Hu Shuai, a senior software architect at Puyuan Information, emphasizes that DevOps is more than a set of tools—it is a mindset that reshapes how people think, collaborate, and connect the entire software lifecycle data chain.

He describes DevOps as an advocacy for development‑operations integration aimed at solving digital transformation challenges, shortening time‑to‑market, and enabling rapid experimentation.

The interview outlines the essence of DevOps, noting that while it does not alter the traditional lifecycle stages, it changes the way work is organized, encouraging self‑organizing teams, collective responsibility, and tighter business‑production coupling.

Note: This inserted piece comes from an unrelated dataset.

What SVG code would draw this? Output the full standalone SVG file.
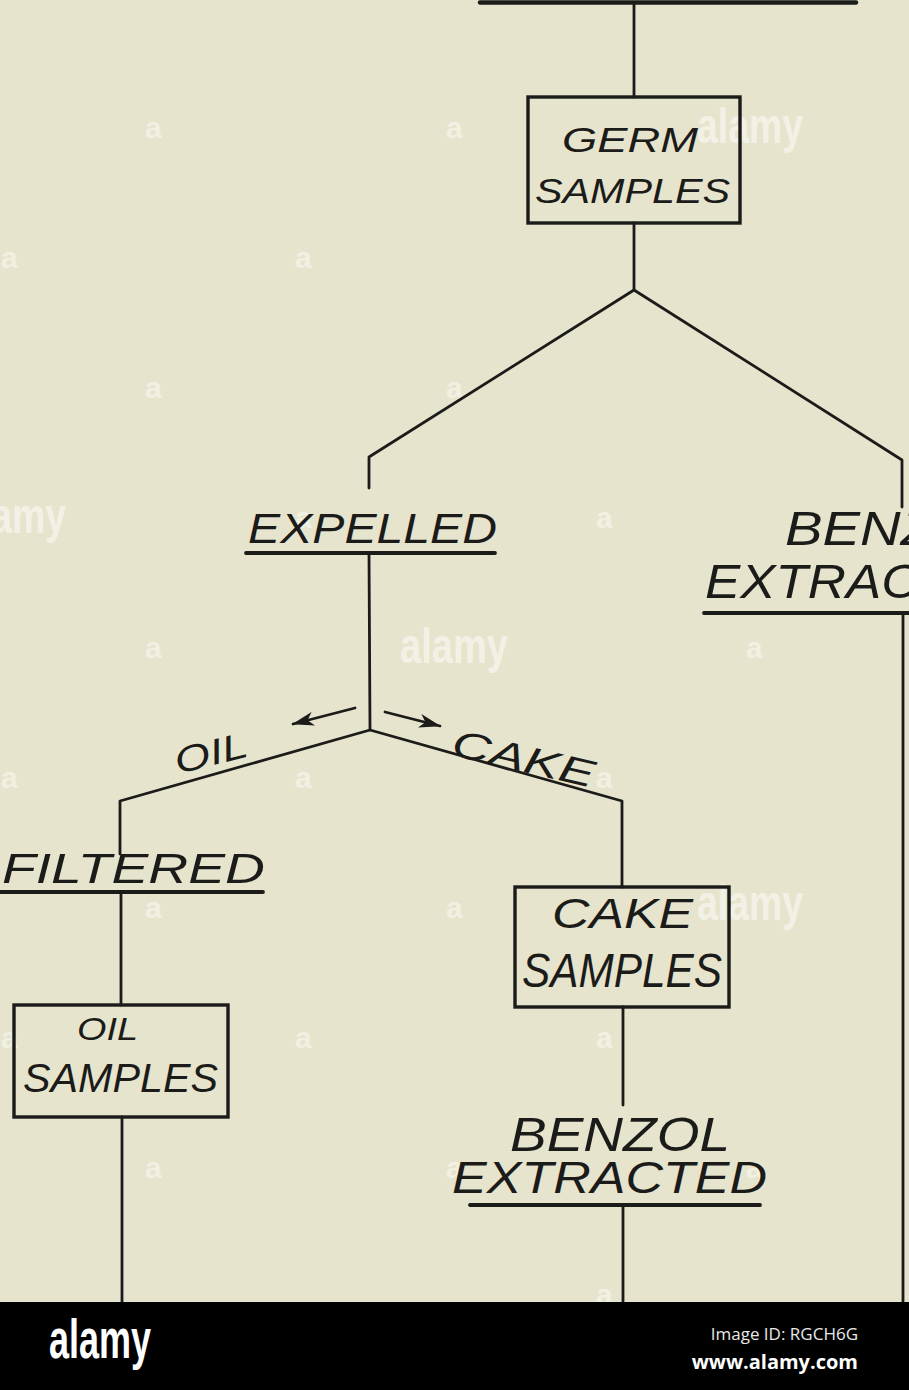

Regarding applicability, Hu argues that DevOps is not unsuitable for any organization; success depends on choosing appropriate processes, fostering a self‑organizing culture, and managing risks such as rapid trial‑and‑error.

A detailed case study of "Company A" illustrates four transformation phases: (1) tool acquisition and training, (2) linking tool artifacts to achieve traceability, (3) improving code quality through branch development and integrated testing, and (4) shifting from waterfall‑like practices to genuine agile execution.

The discussion on microservices and containers explains that microservices provide a design approach that complements DevOps, while containers (e.g., Docker) and orchestration platforms (K8s, Swarm) offer immutable, repeatable environments that solve operational challenges of numerous small services.

Hu highlights common pitfalls when implementing DevOps: treating tool purchase as the whole solution, neglecting process changes, and overlooking the need for cultural adoption. He recommends three pillars—Kanban, baselines, and pipelines—to embed DevOps into daily work.

Finally, he stresses that DevOps reshapes IT organizations from tools to culture and methods, requiring continuous improvement, data‑driven decision making, and alignment of development, operations, and business goals.